The State of Food Security and Nutrition in the World (SOFI) report, released annually by five U.N. agencies, estimates that 8.2 percent of the population, representing between 638-720 million people, faced hunger last year—down from 8.5 percent in 2023 and 8.7 percent in 2022.
These improvements can be attributed to strides being made in South-eastern and Southern Asia as well as South America. Brazil, for example, invested in farmers and food access to lift 40 million people out of hunger in two years.
But in Western Asia, hunger is on the rise. The same is true in most sub-regions of Africa, where an affordable healthy diet is also increasingly out of reach. In the last five years, the number of eaters who cannot afford a nutritious diet on the African continent rose from 864 million to over 1 billion.

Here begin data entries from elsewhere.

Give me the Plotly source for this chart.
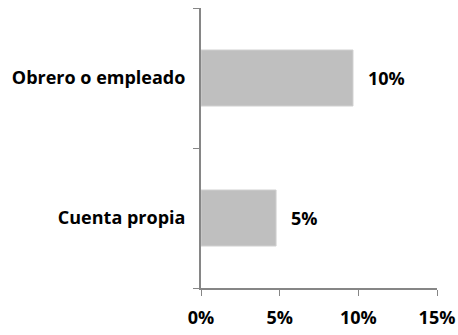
import plotly.graph_objects as go

categories = ["Cuenta propia", "Obrero o empleado"]
values = [4.77, 9.66]
x_ticks = [0, 5, 10, 15]
x_tick_labels = ["0%", "5%", "10%", "15%"]

font_fam = "Open Sans"
axis_col = "#868686"
fsize = 18

fig = go.Figure(go.Bar(
    x=values, y=categories, orientation="h",
    marker=dict(color="#bfbfbf", line=dict(color="#d0d0d0", width=1)),
))
for c, v in zip(categories, values):
    fig.add_annotation(x=v, y=c, text=f"<b>{v:.0f}%</b>", showarrow=False,
                       xanchor="left", xshift=13,
                       font=dict(family=font_fam, size=fsize, color="black"))
fig.update_layout(
    width=458, height=335,
    margin=dict(l=201, r=21, t=8, b=47, autoexpand=False),
    paper_bgcolor="white", plot_bgcolor="white",
    bargap=0.6, showlegend=False,
    xaxis=dict(range=[0, 15], tickvals=x_ticks, ticktext=x_tick_labels,
               showgrid=False, zeroline=False, showline=True, linecolor=axis_col, linewidth=2,
               ticks="outside", ticklen=6, tickcolor=axis_col, tickwidth=1,
               ticklabelstandoff=6, automargin=False,
               tickfont=dict(family=font_fam, size=fsize, color="black", weight="bold")),
    yaxis=dict(type="category", showgrid=False, showline=True, linecolor=axis_col, linewidth=2,
               ticks="outside", ticklen=6, tickcolor=axis_col, tickwidth=1,
               tickson="boundaries", ticklabelstandoff=10, automargin=False,
               tickfont=dict(family=font_fam, size=fsize, color="black", weight="bold")),
)
fig.write_html("out.html")
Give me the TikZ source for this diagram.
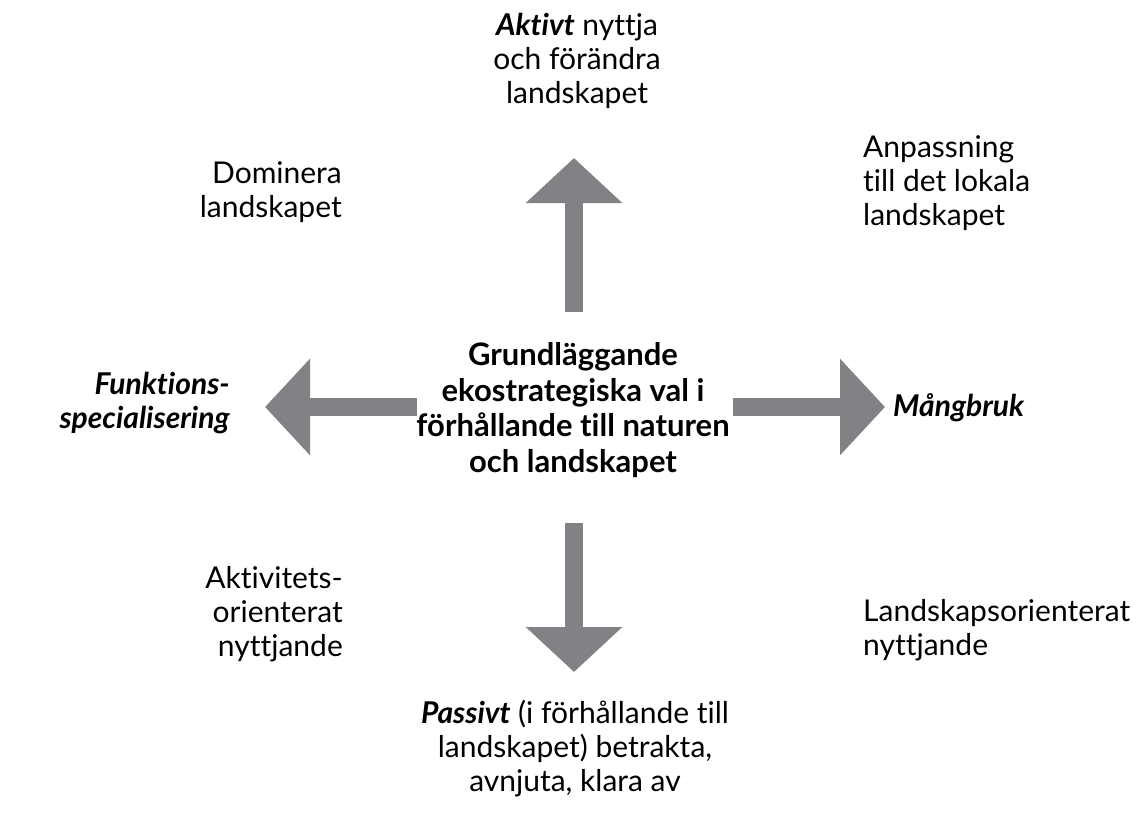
\documentclass[tikz,border=0pt]{standalone}
\usepackage{fontspec}
\setmainfont{Lato}[Ligatures=NoCommon]
\usetikzlibrary{arrows.meta}

\definecolor{arrowgray}{RGB}{128,130,133}

\tikzset{
  lbl/.style={font=\fontsize{30}{34}\selectfont, inner sep=0pt},
  mainlbl/.style={font=\bfseries\fontsize{31}{35.5}\selectfont, inner sep=0pt, align=center},
  bigarrow/.style={draw=arrowgray, line width=18pt,
    -{Triangle[length=45pt, width=94pt, fill=arrowgray]}}
}

\begin{document}
\begin{tikzpicture}[x=1pt, y=-1pt]

\useasboundingbox (0,0) rectangle (1142,816);

    % centre text
    \node (mid) at (573,410) [mainlbl] {Grundläggande\\ekostrategiska val i\\förhållande till naturen\\och landskapet};

    % arrow ends
    \coordinate (upS) at (574,312);
    \coordinate (upT) at (574,158);
    \coordinate (leftS) at (417,407);
    \coordinate (leftT) at (265,407);
    \coordinate (rightS) at (733,407);
    \coordinate (rightT) at (885,407);
    \coordinate (downS) at (574,523);
    \coordinate (downT) at (574,672);

    \draw[bigarrow] (upS) -- (upT);
    \draw[bigarrow] (leftS) -- (leftT);
    \draw[bigarrow] (rightS) -- (rightT);
    \draw[bigarrow] (downS) -- (downT);

    % axis labels
    \node (aktivt) at (577,61) [lbl, align=center] {\textbf{\textit{Aktivt}} nyttja\\och förändra\\landskapet};
    \node (passivt) at (575,749) [lbl, align=center] {\textbf{\textit{Passivt}} (i förhållande till\\landskapet) betrakta,\\avnjuta, klara av};
    \node (funk) at (230,403) [lbl, anchor=east, align=right] {\textbf{\textit{Funktions-}}\\\textbf{\textit{specialisering}}};
    \node (mang) at (893,408) [lbl, anchor=west] {\textbf{\textit{Mångbruk}}};

    % corner labels
    \node (dom) at (342,192) [lbl, anchor=east, align=right] {Dominera\\landskapet};
    \node (anp) at (863,183) [lbl, anchor=west, align=left] {Anpassning\\till det lokala\\landskapet};
    \node (akt) at (343,614) [lbl, anchor=east, align=right] {Aktivitets-\\orienterat\\nyttjande};
    \node (land) at (863,630) [lbl, anchor=west, align=left] {Landskapsorienterat\\nyttjande};

\end{tikzpicture}
\end{document}
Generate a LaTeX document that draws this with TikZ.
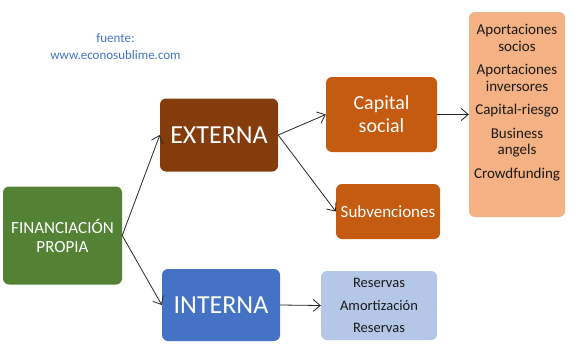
\documentclass[tikz,border=0pt]{standalone}
\usepackage{fontspec}
\setmainfont{Carlito}
\usetikzlibrary{arrows.meta}
\definecolor{cgreen}{HTML}{548235}
\definecolor{cbrown}{HTML}{843C0C}
\definecolor{corange}{HTML}{C55A11}
\definecolor{cpeach}{HTML}{F4B183}
\definecolor{cblue}{HTML}{4472C4}
\definecolor{clblue}{HTML}{B4C7E7}
\definecolor{ctext}{HTML}{4472C4}
\tikzset{
  box/.style={rounded corners=6pt, inner sep=0pt, align=center, draw=none},
  arr/.style={-{Straight Barb[length=7pt,width=12pt]}, line width=0.8pt, black!85},
}
\begin{document}
\begin{tikzpicture}[x=1pt,y=-1pt]
\useasboundingbox (0,0) rectangle (578,359);
\node[text=ctext, font=\fontsize{13}{17}\selectfont, align=center] (src) at (115.5,46.5) {fuente:\\www.econosublime.com};
\node[box, fill=cgreen, minimum width=119pt, minimum height=98pt, text=white, font=\fontsize{17}{19}\selectfont] (fin) at (62.5,235.5) {FINANCIACIÓN\\PROPIA};
\node[box, fill=cbrown, minimum width=118pt, minimum height=73pt, text=white, font=\fontsize{26}{28}\selectfont] (ext) at (219,135) {EXTERNA};
\node[box, fill=cblue, minimum width=118pt, minimum height=72pt, text=white, font=\fontsize{26}{28}\selectfont] (int) at (221,305) {INTERNA};
\node[box, fill=corange, minimum width=111pt, minimum height=75pt, text=white, font=\fontsize{20}{23}\selectfont] (cap) at (381.5,114.5) {Capital\\social};
\node[box, fill=corange, minimum width=104pt, minimum height=55pt, text=white, font=\fontsize{17}{20}\selectfont] (sub) at (388,211.5) {Subvenciones};
\node[box, fill=cpeach, minimum width=96pt, minimum height=205pt] (peach) at (517,114.5) {};
\node[align=center, inner sep=0pt, text=black!90, font=\fontsize{15}{16.5}\selectfont] (plist) at (517,102.5) {Aportaciones\\socios\\[7pt]Aportaciones\\inversores\\[7pt]Capital-riesgo\\[7pt]Business\\angels\\[7pt]Crowdfunding};
\node[box, fill=clblue, minimum width=116pt, minimum height=69pt, text=black!90, font=\fontsize{14.5}{22.5}\selectfont] (res) at (379,305.5) {Reservas\\Amortización\\Reservas};
\draw[arr] (fin.east) -- (ext.west);
\draw[arr] (fin.east) -- (int.west);
\draw[arr] (ext.east) -- (cap.west);
\draw[arr] (ext.east) -- (sub.west);
\draw[arr] (cap.east) -- (peach.west);
\draw[arr] (int.east) -- (res.west);
\end{tikzpicture}
\end{document}
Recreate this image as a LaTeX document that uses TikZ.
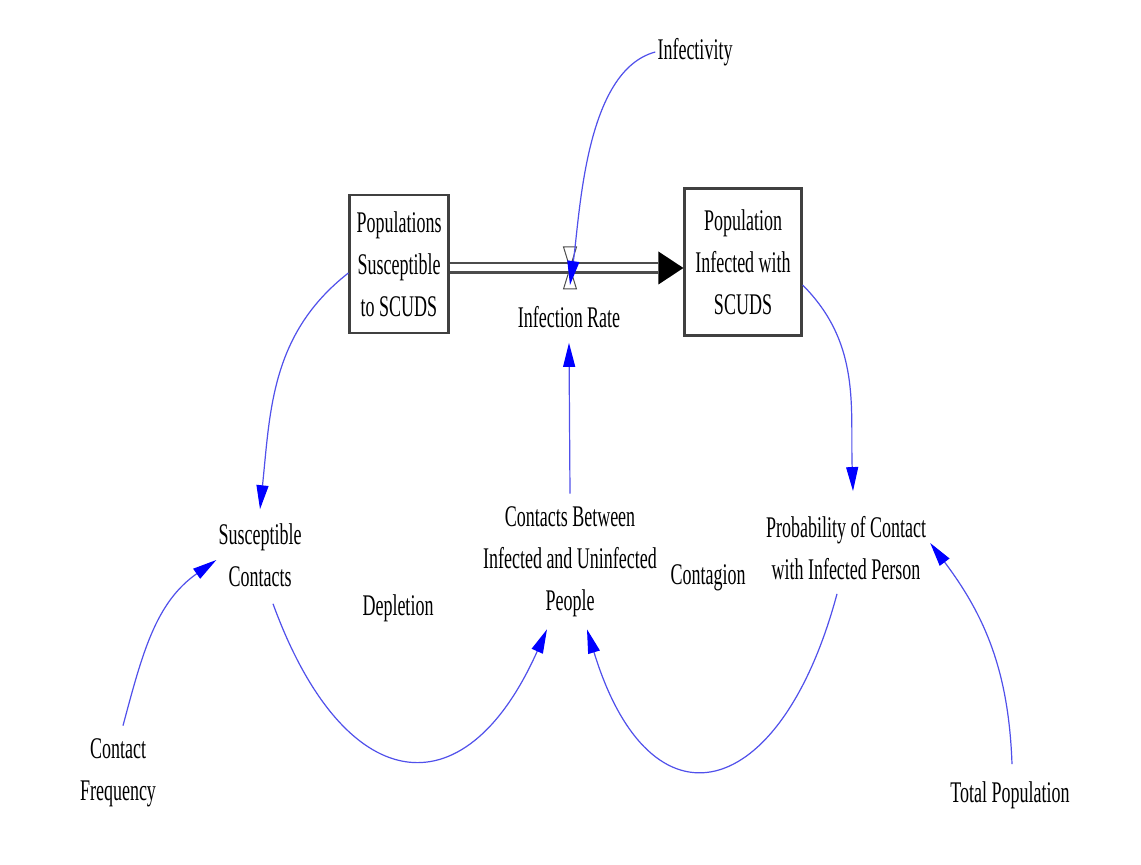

The figures in the report “are not just numbers. They represent lives, futures, and communities at risk,” says Bob Rae, President of the U.N. Economic and Social Council.
Women and rural communities continue to bear the brunt of this crisis. Food insecurity is still more prevalent among adult women than men in every region of the world. Although the gap seemed to be closing in 2022 and 2023, the latest data suggests that it is worsening once again. Hunger rates also remain higher in rural areas than urban ones for another year.
“The world is veering dangerously off track, leaving the poorest and more vulnerable behind,” says Emily Farr, Oxfam’s Food and Economic Security Lead.